It's good to read "The Darkling Thrush" in this context, at this time, and at this juncture; I'm glad Robert has posted it here again, because I also feel that now is the verge of the true beginning of the new century. And this is a poem about edges, shadowy beginnings. . . my heart wants to say that we are now at the other side of the field bounded by that coppice gate, looking back at the blasted century that lay ahead of Hardy, and forward into a more fertile field. But I wonder if the poem itself, how it reads now, supports that feeling.

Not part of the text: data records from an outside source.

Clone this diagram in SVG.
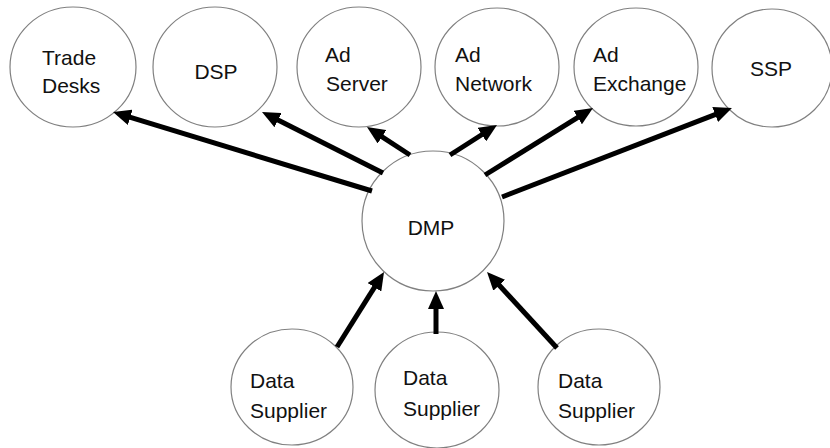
<svg xmlns="http://www.w3.org/2000/svg" width="830" height="448" viewBox="0 0 830 448">
<style>
.n{fill:#fff;stroke:#808080;stroke-width:1.2}
.t{font-family:"Liberation Sans",Arial,sans-serif;font-size:21px;fill:#111}
.c line{stroke:#000;stroke-width:5}
</style>
<defs>
<marker id="ah" markerUnits="userSpaceOnUse" markerWidth="18" markerHeight="16" refX="4" refY="8" orient="auto">
<path d="M0,0 L18,8 L0,16 z" fill="#000"/>
</marker>
</defs>
<rect width="830" height="448" fill="#fff"/>
<g id="trade-desks"><ellipse class="n" cx="73" cy="67" rx="63" ry="60"/><text class="t" x="42" y="65">Trade</text><text class="t" x="42" y="93">Desks</text></g>
<g id="dsp"><ellipse class="n" cx="215" cy="67" rx="62" ry="60"/><text class="t" x="216" y="79" text-anchor="middle">DSP</text></g>
<g id="ad-server"><ellipse class="n" cx="359" cy="67" rx="62" ry="60"/><text class="t" x="325" y="62">Ad</text><text class="t" x="326" y="91">Server</text></g>
<g id="ad-network"><ellipse class="n" cx="497" cy="67" rx="62" ry="59"/><text class="t" x="455" y="62">Ad</text><text class="t" x="455" y="91">Network</text></g>
<g id="ad-exchange"><ellipse class="n" cx="636" cy="67" rx="62" ry="59"/><text class="t" x="593" y="62">Ad</text><text class="t" x="593" y="91">Exchange</text></g>
<g id="ssp"><ellipse class="n" cx="772" cy="68" rx="60" ry="59"/><text class="t" x="771" y="76" text-anchor="middle">SSP</text></g>
<g id="dmp"><ellipse class="n" cx="433" cy="221" rx="71" ry="70"/><text class="t" x="431" y="235" text-anchor="middle">DMP</text></g>
<g id="data-supplier-1"><ellipse class="n" cx="292" cy="387" rx="61" ry="58"/><text class="t" x="250" y="388">Data</text><text class="t" x="250" y="418">Supplier</text></g>
<g id="data-supplier-2"><ellipse class="n" cx="437" cy="390" rx="62" ry="58"/><text class="t" x="403" y="385">Data</text><text class="t" x="403" y="416">Supplier</text></g>
<g id="data-supplier-3"><ellipse class="n" cx="599" cy="387" rx="61" ry="58"/><text class="t" x="558" y="388">Data</text><text class="t" x="558" y="418">Supplier</text></g>
<g class="c" id="connectors">
<line x1="372" y1="191" x2="126.4" y2="116.1" marker-end="url(#ah)"/>
<line x1="383" y1="173" x2="274.5" y2="118.3" marker-end="url(#ah)"/>
<line x1="410" y1="155" x2="378.7" y2="134.6" marker-end="url(#ah)"/>
<line x1="450" y1="155" x2="485.2" y2="132.5" marker-end="url(#ah)"/>
<line x1="485" y1="175" x2="581.1" y2="115.4" marker-end="url(#ah)"/>
<line x1="502" y1="197" x2="718.9" y2="113.1" marker-end="url(#ah)"/>
<line x1="337" y1="347" x2="376.6" y2="283.9" marker-end="url(#ah)"/>
<line x1="436" y1="334" x2="436" y2="305" marker-end="url(#ah)"/>
<line x1="557" y1="348" x2="496.5" y2="282.3" marker-end="url(#ah)"/>
</g>
</svg>
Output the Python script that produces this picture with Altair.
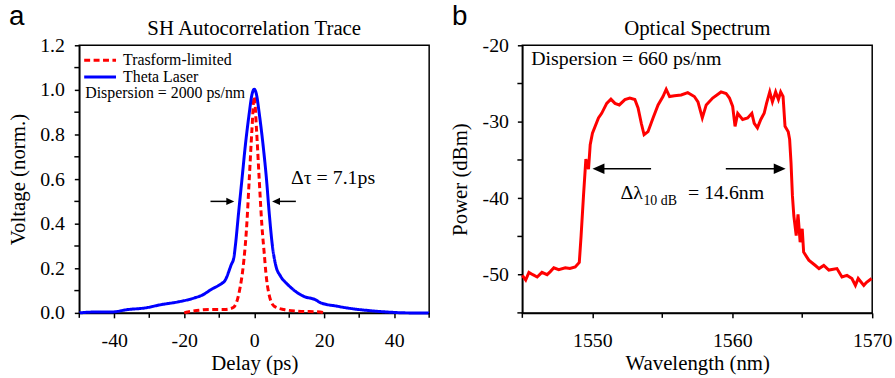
import altair as alt
import pandas as pd

SERIF = "'Liberation Serif', 'Times New Roman', Times, serif"
SANS = "'Liberation Sans', Arial, sans-serif"

# ---------------- Panel a: SH autocorrelation trace ----------------
theta_delay = [-50, -45.5, -40.8, -36.1, -31.3, -26.6, -21.9, -17.1, -14.7, -12.4, -9.0, -8.6,
               -6.6, -5.8, -5.4, -4.45, -3.5, -2.56, -1.42, -0.7, 0, 0.7, 1.42, 2.56, 3.5,
               4.26, 5.2, 6.2, 7.5, 9.5, 11.5, 14.2, 17.5, 18.9, 23.7, 28.4, 33.1, 37.9, 44.5, 50]
theta_volt = [0.0, 0.004, 0.004, 0.015, 0.022, 0.037, 0.049, 0.067, 0.081, 0.104, 0.135, 0.14,
              0.215, 0.25, 0.30, 0.452, 0.60, 0.748, 0.896, 0.975, 1.003, 0.975, 0.896, 0.748, 0.60,
              0.452, 0.30, 0.21, 0.165, 0.128, 0.1, 0.074, 0.059, 0.046, 0.03, 0.018, 0.01, 0.004, 0.0, 0.0]

tl_delay = [-20, -19, -12.4, -8.5, -6.2, -5.0, -4.26, -3.0, -2.2, -1.42, -0.66, 0,
            0.66, 1.42, 2.2, 2.9, 3.3, 4.26, 5.7, 8.5, 12.4, 18.9, 20]
tl_volt = [0.0, 0.004, 0.015, 0.015, 0.022, 0.05, 0.096, 0.23, 0.378, 0.6, 0.82, 0.97,
           0.82, 0.6, 0.39, 0.26, 0.185, 0.081, 0.03, 0.015, 0.008, 0.004, 0.0]

series_names = ["Trasform-limited", "Theta Laser"]
series_colors = ["#ff0000", "#0000ff"]

legend_x0 = [-48.6, -48.6]
legend_x1 = [-39.5, -39.5]
legend_y = [1.133, 1.058]

a_text = ["Trasform-limited", "Theta Laser", "Dispersion = 2000 ps/nm", "\u0394\u03c4 = 7.1ps"]
a_text_x = [-37.5, -37.5, -48.3, 10.5]
a_text_y = [1.113, 1.037, 0.963, 0.578]
a_text_size = [16, 16, 16, 20]

a_arrow_start = [-12.5, 11.9]
a_arrow_head = [-6.84, 6.24]
a_arrow_dir = ["right", "left"]
a_arrow_y = [0.5, 0.5]

a_x_major = [-40, -20, 0, 20, 40]
a_x_minor = [-50, -30, -10, 10, 30, 50]
a_y_major = [0.0, 0.2, 0.4, 0.6, 0.8, 1.0, 1.2]
a_y_minor = [0.1, 0.3, 0.5, 0.7, 0.9, 1.1]

# ---------------- Panel b: optical spectrum ----------------
wl = [1545.0, 1545.24, 1545.47, 1545.75, 1546.06, 1546.4, 1546.77, 1547.0, 1547.25, 1547.6,
      1548.07, 1548.4, 1548.78, 1549.07, 1549.2, 1549.37, 1549.54, 1549.73, 1549.85, 1550.01,
      1550.44, 1550.67, 1551.03, 1551.33, 1551.62, 1551.93, 1552.33, 1552.68, 1553.04, 1553.27,
      1553.5, 1553.7, 1553.98, 1554.34, 1554.7, 1555.05, 1555.28, 1555.52, 1555.87, 1556.35,
      1556.82, 1557.29, 1557.55, 1557.86, 1558.14, 1558.6, 1559.2, 1559.56, 1559.8, 1560.03,
      1560.2, 1560.39, 1560.74, 1561.1, 1561.4, 1561.57, 1561.8, 1562.04, 1562.28, 1562.45,
      1562.68, 1562.87, 1563.1, 1563.3, 1563.46, 1563.63, 1563.77, 1564.0, 1564.1, 1564.2,
      1564.3, 1564.4, 1564.57, 1564.7, 1564.85, 1565.0, 1565.1, 1565.47, 1565.94, 1566.2,
      1566.54, 1566.9, 1567.48, 1567.84, 1568.2, 1568.55, 1568.8, 1569.0, 1569.4, 1569.6, 1569.96]
power = [-50.1, -50.7, -49.7, -50.0, -50.3, -49.7, -50.0, -49.6, -49.1, -49.35,
         -49.1, -49.2, -49.0, -48.4, -44.9, -39.7, -34.9, -36.2, -33.0, -31.5,
         -29.5, -28.9, -27.6, -27.05, -27.6, -27.8, -27.1, -26.9, -27.1, -28.2,
         -30.2, -31.7, -31.3, -29.5, -27.8, -26.7, -25.75, -26.7, -26.6, -26.5,
         -26.2, -26.7, -27.4, -29.5, -27.8, -26.9, -26.1, -26.3, -26.9, -28.0,
         -30.6, -28.9, -29.7, -29.5, -28.9, -30.2, -30.8, -29.7, -28.9, -27.6,
         -26.1, -27.4, -26.1, -27.1, -26.1, -26.7, -30.6, -31.3, -32.3, -35.4,
         -39.7, -42.3, -44.9, -42.1, -45.75, -44.0, -47.05, -48.1, -48.8, -49.2,
         -48.8, -49.4, -49.2, -50.3, -50.1, -50.5, -51.4, -50.5, -51.4, -51.0, -50.5]

b_text = ["Dispersion = 660 ps/nm", "\u0394\u03bb", "10 dB", "= 14.6nm"]
b_text_x = [1545.64, 1552.02, 1553.65, 1556.84]
b_text_y = [-22.6, -40.13, -40.85, -40.13]
b_text_size = [20, 20, 14, 20]

b_arrow_start = [1554.2, 1559.54]
b_arrow_head = [1550.44, 1563.39]
b_arrow_dir = ["left", "right"]
b_arrow_y = [-36.15, -36.15]

b_x_major = [1550, 1560, 1570]
b_x_minor = [1545, 1555, 1565]
b_y_major = [-50, -40, -30, -20]
b_y_minor = [-55, -45, -35, -25]

PLOT_W, PLOT_H = 353, 270
HYPHEN_EXPR = "replace(datum.label, '\u2212', '-')"


# ---------------- helpers ----------------
def axis(title, values, label_pad, title_pad, fmt=None, expr=None):
    kw = {}
    if fmt is not None:
        kw["format"] = fmt
    if expr is not None:
        kw["labelExpr"] = expr
    return alt.Axis(title=title, values=values, grid=False,
                    domainColor="black", domainWidth=1.5, tickColor="black", tickWidth=1.5,
                    tickSize=5, labelFont=SERIF, labelFontSize=20, labelColor="black",
                    titleFont=SERIF, titleFontSize=21, titleFontWeight="normal",
                    titleColor="black", labelFlush=False, labelOverlap=False,
                    labelPadding=label_pad, titlePadding=title_pad, **kw)


def head_paths(r):
    return {"right": f"M-1,-{r}L1,0L-1,{r}Z", "left": f"M1,-{r}L-1,0L1,{r}Z"}


def panel(curves, xs, ys, x_minor, y_minor, text_df, arrows_df, legend_df, title, letter,
          head_size, head_ratio, color_enc=None, dash_enc=None, single_color=None,
          interp="linear"):
    layers = []
    if color_enc is not None:
        layers.append(alt.Chart(curves).mark_line(strokeWidth=3, interpolate=interp).encode(
            x=alt.X("x:Q", scale=xs["scale"], axis=xs["axis"]),
            y=alt.Y("y:Q", scale=ys["scale"], axis=ys["axis"]),
            color=color_enc, strokeDash=dash_enc, detail="series:N"))
    else:
        layers.append(alt.Chart(curves).mark_line(strokeWidth=3, color=single_color,
                                                  interpolate=interp).encode(
            x=alt.X("x:Q", scale=xs["scale"], axis=xs["axis"]),
            y=alt.Y("y:Q", scale=ys["scale"], axis=ys["axis"])))
    # minor ticks
    layers.append(alt.Chart(pd.DataFrame({"v": x_minor})).mark_rule(
        color="black", strokeWidth=1.5).encode(
        x=alt.X("v:Q", scale=xs["scale"]), y=alt.value(PLOT_H), y2=alt.value(PLOT_H + 5)))
    layers.append(alt.Chart(pd.DataFrame({"v": y_minor})).mark_rule(
        color="black", strokeWidth=1.5).encode(
        y=alt.Y("v:Q", scale=ys["scale"]), x=alt.value(0), x2=alt.value(-5)))
    if legend_df is not None:
        layers.append(alt.Chart(legend_df).mark_rule(strokeWidth=3).encode(
            x=alt.X("x0:Q", scale=xs["scale"]), x2="x1:Q",
            y=alt.Y("y:Q", scale=ys["scale"]),
            color=color_enc, strokeDash=dash_enc))
    layers.append(alt.Chart(text_df).mark_text(font=SERIF, align="left", baseline="alphabetic",
                                               color="black").encode(
        x=alt.X("x:Q", scale=xs["scale"]), y=alt.Y("y:Q", scale=ys["scale"]),
        text="text:N", size=alt.Size("size:Q", scale=None)))
    layers.append(alt.Chart(arrows_df).mark_rule(strokeWidth=1.5, color="black").encode(
        x=alt.X("start:Q", scale=xs["scale"]), x2="head:Q",
        y=alt.Y("y:Q", scale=ys["scale"])))
    paths = head_paths(head_ratio)
    layers.append(alt.Chart(arrows_df).mark_point(filled=True, color="black", opacity=1,
                                                  size=head_size, strokeWidth=0).encode(
        x=alt.X("head:Q", scale=xs["scale"]), y=alt.Y("y:Q", scale=ys["scale"]),
        shape=alt.Shape("dir:N", scale=alt.Scale(domain=["right", "left"],
                                                 range=[paths["right"], paths["left"]]),
                        legend=None)))
    # panel letter and panel title
    layers.append(alt.Chart(pd.DataFrame({"letter": [letter]})).mark_text(
        font=SANS, fontSize=28, align="left", baseline="alphabetic",
        color="black").encode(x=alt.value(-71), y=alt.value(-20), text="letter:N"))
    layers.append(alt.Chart(pd.DataFrame({"title": [title]})).mark_text(
        font=SERIF, fontSize=21, align="center", baseline="alphabetic",
        color="black").encode(x=alt.value(PLOT_W / 2), y=alt.value(-10), text="title:N"))
    return alt.layer(*layers).properties(width=PLOT_W, height=PLOT_H)


# ---------------- panel a ----------------
curves_a = pd.concat([
    pd.DataFrame({"x": tl_delay, "y": tl_volt, "series": series_names[0]}),
    pd.DataFrame({"x": theta_delay, "y": theta_volt, "series": series_names[1]}),
])
legend_a = pd.DataFrame({"x0": legend_x0, "x1": legend_x1, "y": legend_y, "series": series_names})
text_a = pd.DataFrame({"x": a_text_x, "y": a_text_y, "text": a_text, "size": a_text_size})
arrows_a = pd.DataFrame({"start": a_arrow_start, "head": a_arrow_head,
                         "dir": a_arrow_dir, "y": a_arrow_y})

xs_a = {"scale": alt.Scale(domain=[-50, 50], nice=False, zero=False),
        "axis": axis("Delay (ps)", a_x_major, 13, 2, fmt="d", expr=HYPHEN_EXPR)}
ys_a = {"scale": alt.Scale(domain=[0, 1.2], nice=False, zero=False),
        "axis": axis("Voltage (norm.)", a_y_major, 10, 11, fmt=".1f")}

color_enc = alt.Color("series:N", scale=alt.Scale(domain=series_names, range=series_colors),
                      legend=None)
dash_enc = alt.StrokeDash("series:N", scale=alt.Scale(domain=series_names,
                                                      range=[[6, 3.5], [1, 0]]), legend=None)

chart_a = panel(curves_a, xs_a, ys_a, a_x_minor, a_y_minor, text_a, arrows_a, legend_a,
                "SH Autocorrelation Trace", "a", 64, 0.9,
                color_enc=color_enc, dash_enc=dash_enc, interp="monotone")

# ---------------- panel b ----------------
curves_b = pd.DataFrame({"x": wl, "y": power})
text_b = pd.DataFrame({"x": b_text_x, "y": b_text_y, "text": b_text, "size": b_text_size})
arrows_b = pd.DataFrame({"start": b_arrow_start, "head": b_arrow_head,
                         "dir": b_arrow_dir, "y": b_arrow_y})
xs_b = {"scale": alt.Scale(domain=[1545, 1570], nice=False, zero=False),
        "axis": axis("Wavelength (nm)", b_x_major, 13, 2, fmt="d")}
ys_b = {"scale": alt.Scale(domain=[-55, -20], nice=False, zero=False),
        "axis": axis("Power (dBm)", b_y_major, 9, 12, fmt="d", expr=HYPHEN_EXPR)}

chart_b = panel(curves_b, xs_b, ys_b, b_x_minor, b_y_minor, text_b, arrows_b, None,
                "Optical Spectrum", "b", 144, 0.67, single_color="#ff0000")

chart = alt.hconcat(chart_a, chart_b, spacing=12).properties(
    padding={"left": 7, "top": 1, "right": 2, "bottom": 2},
    background="white",
).configure_view(stroke="black", strokeWidth=1.5)

chart.save("out.html", embed_options={"renderer": "svg", "actions": False})
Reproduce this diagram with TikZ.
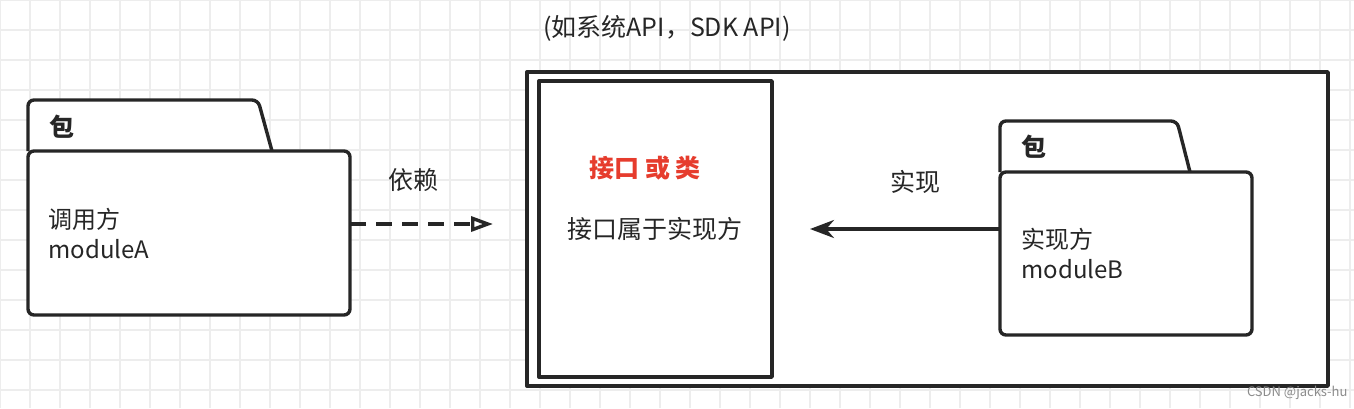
\documentclass[tikz,border=0pt]{standalone}
\usepackage{fontspec}
\setmainfont{Noto Sans CJK SC}
\usetikzlibrary{arrows.meta}
\begin{document}
\begin{tikzpicture}[x=1pt,y=-1pt,
  ln/.style={draw=black!85,line width=3.4pt,rounded corners=6pt,line join=round},
  tx/.style={font=\fontsize{25}{30}\selectfont,text=black!85,align=left}]
\useasboundingbox (0,0) rectangle (1354,408);
\fill[white] (0,0) rectangle (1354,408);
\foreach \i in {0,30,...,1350} \draw[black!7,line width=1.2pt] (\i,0) -- (\i,408);
\foreach \j in {0,30,...,400} \draw[black!7,line width=1.2pt] (0,\j) -- (1354,\j);
% left package
\draw[ln,fill=white] (28,151) -- (28,100) -- (258,100) -- (272,151);
\draw[ln,fill=white] (28,151) rectangle (350,315);
\node[tx,font=\fontsize{25}{30}\selectfont\bfseries,anchor=west] (pa) at (46,127) {包};
\node[tx,anchor=west,font=\fontsize{24}{30}\selectfont] (ta) at (45,233) {调用方\\moduleA};
\coordinate (aout) at (350,224);
% outer
\draw[ln,rounded corners=0pt,fill=white] (527,72) rectangle (1328,386);
\draw[ln,rounded corners=0pt] (539,81) rectangle (772,377);
\node[font=\fontsize{25}{30}\selectfont\bfseries,text={rgb,255:red,230;green,60;blue,45}] (t1) at (645,168) {接口 或 类};
\node[tx] (t2) at (655,229) {接口属于实现方};
\node[tx] (title) at (667,28) {(如系统API，SDK API)};
% right package
\draw[ln,fill=white] (1000,172) -- (1000,121) -- (1177,121) -- (1190,172);
\draw[ln,fill=white] (1000,172) rectangle (1252,335);
\node[tx,font=\fontsize{25}{30}\selectfont\bfseries,anchor=west] (pb) at (1018,147) {包};
\node[tx,anchor=west,font=\fontsize{24}{30}\selectfont] (tb) at (1018,253) {实现方\\moduleB};
\coordinate (bout) at (1000,229);
\coordinate (bin) at (810,229);
\coordinate (ain) at (493,224);
% arrows
\draw[black!85,line width=3.4pt,dash pattern=on 16pt off 10pt,-{Triangle[open,length=22pt,width=15pt,line width=3.4pt]}] (aout) -- (ain);
\draw[black!85,line width=3.4pt,-{Stealth[length=24pt,width=18pt]}] (bout) -- (bin);
\node[tx] (l1) at (413,180) {依赖};
\node[tx] (l2) at (915,182) {实现};
\node[font=\fontsize{13}{15}\selectfont,text=black!45,anchor=east] (wm) at (1351,393) {CSDN @jacks-hu};
\end{tikzpicture}
\end{document}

I've long loved this poem as a bittersweet comment on the eternal wellspring of hope; for decades I've read the ending as a humble admission that even for the famously pessimistic Hardy, there still remained evident in nature some hidden source of blessing and mystery. But this time--perhaps spurred by Robert's apt observation that there is something comic about the thrush!--I've gone down a whole different path.
Tonight, I can't help seeing the thrush as a figure for "the poet" himself, the self-deluded nineteenth-century Romantic, finding his meanings in the landscape as if the landscape were all laid out for his sole benefit. And the last line is a strong anticlimax, a kind of wry punchline, at once self-deprecating and proud; by confessing that he is unaware of the hope, Hardy puts himself above that shopworn idea of poetry, and casts himself as a more sophisticated and truthful, if sadder, type of poet than the one the bedraggled thrush signifies.
If you read the poem this way, Hardy's distancing himself from that bird was indeed prophetic of the role of the poet in the 20th century.
But what about the 21st?
Do we still want to be unaware of the hope? Do we still notice and hear the song of the thrush? Or is there another sound we are listening for as we lean upon our own coppice-gate?
Thanks for the thought-provoking poem, Robert.